BEGIN ITEMS

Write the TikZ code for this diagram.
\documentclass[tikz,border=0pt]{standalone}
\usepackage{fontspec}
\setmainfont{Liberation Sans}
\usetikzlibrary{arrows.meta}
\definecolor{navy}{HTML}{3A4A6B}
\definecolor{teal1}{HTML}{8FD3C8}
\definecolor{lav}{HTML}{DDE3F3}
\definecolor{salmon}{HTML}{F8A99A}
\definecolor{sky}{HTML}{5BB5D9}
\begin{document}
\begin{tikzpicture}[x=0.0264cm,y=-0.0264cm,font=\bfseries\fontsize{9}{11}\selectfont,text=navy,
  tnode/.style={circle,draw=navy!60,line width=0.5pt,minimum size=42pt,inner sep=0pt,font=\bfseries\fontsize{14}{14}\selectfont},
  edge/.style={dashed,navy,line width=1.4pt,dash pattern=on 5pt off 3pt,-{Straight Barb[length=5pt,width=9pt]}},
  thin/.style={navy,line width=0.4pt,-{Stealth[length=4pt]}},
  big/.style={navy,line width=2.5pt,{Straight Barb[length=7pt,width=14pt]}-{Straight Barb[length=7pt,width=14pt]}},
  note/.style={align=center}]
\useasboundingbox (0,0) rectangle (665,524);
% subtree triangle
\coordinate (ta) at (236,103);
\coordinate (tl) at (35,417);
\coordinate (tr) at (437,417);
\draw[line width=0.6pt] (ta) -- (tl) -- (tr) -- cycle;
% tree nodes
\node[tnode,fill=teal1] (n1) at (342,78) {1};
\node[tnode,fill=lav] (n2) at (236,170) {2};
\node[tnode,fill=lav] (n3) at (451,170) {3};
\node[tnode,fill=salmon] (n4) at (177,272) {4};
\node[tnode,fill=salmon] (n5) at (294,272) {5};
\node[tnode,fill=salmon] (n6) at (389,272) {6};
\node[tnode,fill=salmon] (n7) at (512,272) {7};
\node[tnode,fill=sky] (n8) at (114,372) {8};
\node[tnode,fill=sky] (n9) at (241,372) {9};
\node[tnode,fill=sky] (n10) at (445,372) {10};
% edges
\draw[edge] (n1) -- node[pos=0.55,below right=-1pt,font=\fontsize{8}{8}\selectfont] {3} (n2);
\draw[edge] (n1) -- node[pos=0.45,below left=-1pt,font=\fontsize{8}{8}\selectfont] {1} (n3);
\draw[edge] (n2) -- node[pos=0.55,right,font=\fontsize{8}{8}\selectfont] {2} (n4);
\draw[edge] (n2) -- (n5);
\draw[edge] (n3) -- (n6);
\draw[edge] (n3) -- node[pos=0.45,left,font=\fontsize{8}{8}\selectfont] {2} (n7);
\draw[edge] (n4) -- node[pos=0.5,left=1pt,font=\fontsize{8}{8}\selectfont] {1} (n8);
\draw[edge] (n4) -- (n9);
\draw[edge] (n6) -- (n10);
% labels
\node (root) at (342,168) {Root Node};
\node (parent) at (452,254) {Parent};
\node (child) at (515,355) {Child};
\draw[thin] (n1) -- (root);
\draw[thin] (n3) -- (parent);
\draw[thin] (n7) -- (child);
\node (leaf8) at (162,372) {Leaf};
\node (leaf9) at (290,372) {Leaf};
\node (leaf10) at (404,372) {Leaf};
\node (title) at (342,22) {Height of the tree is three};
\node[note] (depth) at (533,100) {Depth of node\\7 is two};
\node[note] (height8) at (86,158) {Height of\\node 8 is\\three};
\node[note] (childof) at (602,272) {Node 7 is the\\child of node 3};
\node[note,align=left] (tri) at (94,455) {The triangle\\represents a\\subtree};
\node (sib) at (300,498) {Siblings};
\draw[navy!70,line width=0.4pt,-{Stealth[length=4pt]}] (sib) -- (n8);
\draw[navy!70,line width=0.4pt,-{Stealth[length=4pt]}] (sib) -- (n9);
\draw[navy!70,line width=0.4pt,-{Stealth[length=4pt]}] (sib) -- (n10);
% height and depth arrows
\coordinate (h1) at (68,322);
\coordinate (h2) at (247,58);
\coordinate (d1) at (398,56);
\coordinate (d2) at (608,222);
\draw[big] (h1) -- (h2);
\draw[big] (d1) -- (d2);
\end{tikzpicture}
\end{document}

END ITEMS
BEGIN ITEMS

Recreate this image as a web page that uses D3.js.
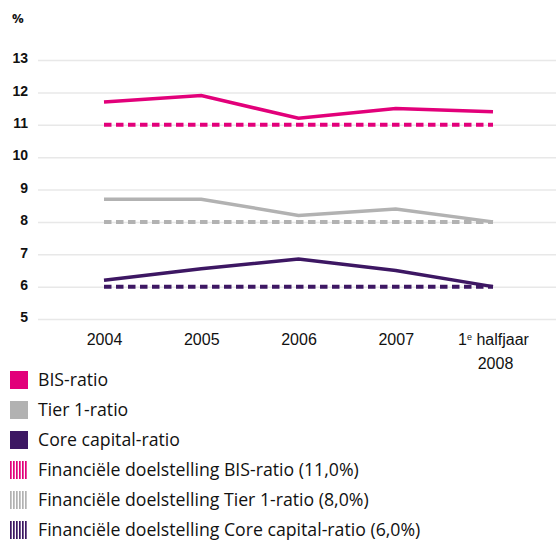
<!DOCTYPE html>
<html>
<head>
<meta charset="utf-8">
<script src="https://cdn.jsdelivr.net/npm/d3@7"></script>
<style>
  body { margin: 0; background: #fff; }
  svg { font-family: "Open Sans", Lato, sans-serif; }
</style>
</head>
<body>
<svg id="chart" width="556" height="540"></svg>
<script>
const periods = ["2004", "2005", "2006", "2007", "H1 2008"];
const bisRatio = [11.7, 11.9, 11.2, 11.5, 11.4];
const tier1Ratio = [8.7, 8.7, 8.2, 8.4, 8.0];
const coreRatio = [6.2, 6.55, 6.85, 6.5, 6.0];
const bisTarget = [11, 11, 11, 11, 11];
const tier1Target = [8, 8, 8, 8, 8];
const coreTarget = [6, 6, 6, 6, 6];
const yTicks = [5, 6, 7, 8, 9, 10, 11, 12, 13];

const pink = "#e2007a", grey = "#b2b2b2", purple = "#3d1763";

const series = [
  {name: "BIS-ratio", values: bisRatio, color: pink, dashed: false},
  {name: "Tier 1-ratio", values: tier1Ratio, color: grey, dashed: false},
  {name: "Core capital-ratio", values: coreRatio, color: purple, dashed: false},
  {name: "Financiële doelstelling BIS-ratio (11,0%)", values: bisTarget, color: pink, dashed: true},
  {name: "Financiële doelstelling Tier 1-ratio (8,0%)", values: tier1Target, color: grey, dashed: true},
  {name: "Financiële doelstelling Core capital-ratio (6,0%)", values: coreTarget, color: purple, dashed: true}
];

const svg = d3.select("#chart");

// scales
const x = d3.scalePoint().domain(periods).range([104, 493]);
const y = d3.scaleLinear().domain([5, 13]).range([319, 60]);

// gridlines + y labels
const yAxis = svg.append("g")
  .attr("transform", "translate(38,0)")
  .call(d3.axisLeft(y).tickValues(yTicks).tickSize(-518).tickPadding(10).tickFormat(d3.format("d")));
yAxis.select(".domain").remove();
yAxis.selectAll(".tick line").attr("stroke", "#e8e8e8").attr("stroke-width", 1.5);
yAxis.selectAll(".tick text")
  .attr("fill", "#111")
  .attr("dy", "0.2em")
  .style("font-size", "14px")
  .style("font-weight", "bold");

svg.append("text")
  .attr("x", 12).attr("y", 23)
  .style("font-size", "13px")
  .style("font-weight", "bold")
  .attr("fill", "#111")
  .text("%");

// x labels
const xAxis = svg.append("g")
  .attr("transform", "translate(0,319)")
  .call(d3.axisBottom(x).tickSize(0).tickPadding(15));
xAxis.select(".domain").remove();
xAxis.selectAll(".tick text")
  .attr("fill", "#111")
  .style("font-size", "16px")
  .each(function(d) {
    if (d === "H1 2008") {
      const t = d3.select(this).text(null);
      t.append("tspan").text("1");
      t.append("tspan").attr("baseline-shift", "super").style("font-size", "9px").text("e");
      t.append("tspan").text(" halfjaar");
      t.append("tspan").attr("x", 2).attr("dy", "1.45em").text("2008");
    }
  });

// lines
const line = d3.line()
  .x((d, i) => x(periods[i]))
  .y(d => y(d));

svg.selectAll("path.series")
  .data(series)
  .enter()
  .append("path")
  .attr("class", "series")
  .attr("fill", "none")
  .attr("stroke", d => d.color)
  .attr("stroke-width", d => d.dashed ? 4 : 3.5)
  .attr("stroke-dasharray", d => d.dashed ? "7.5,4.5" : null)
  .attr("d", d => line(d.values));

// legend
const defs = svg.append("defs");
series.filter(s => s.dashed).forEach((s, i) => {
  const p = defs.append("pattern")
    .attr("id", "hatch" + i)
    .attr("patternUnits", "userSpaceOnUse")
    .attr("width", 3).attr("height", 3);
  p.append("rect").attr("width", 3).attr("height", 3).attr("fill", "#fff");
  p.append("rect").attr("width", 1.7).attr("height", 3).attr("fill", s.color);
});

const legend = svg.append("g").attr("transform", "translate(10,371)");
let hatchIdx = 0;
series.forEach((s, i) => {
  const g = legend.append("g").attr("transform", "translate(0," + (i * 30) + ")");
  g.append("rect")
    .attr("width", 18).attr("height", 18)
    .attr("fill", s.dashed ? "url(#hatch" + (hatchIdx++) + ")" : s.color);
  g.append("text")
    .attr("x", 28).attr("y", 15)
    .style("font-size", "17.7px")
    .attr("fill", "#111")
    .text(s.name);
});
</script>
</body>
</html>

END ITEMS

Where a line holds the string "this", copy that line.

Write the TikZ code for this diagram.
Recreate this image as a web page that uses D3.js.
      const t = d3.select(this).text(null);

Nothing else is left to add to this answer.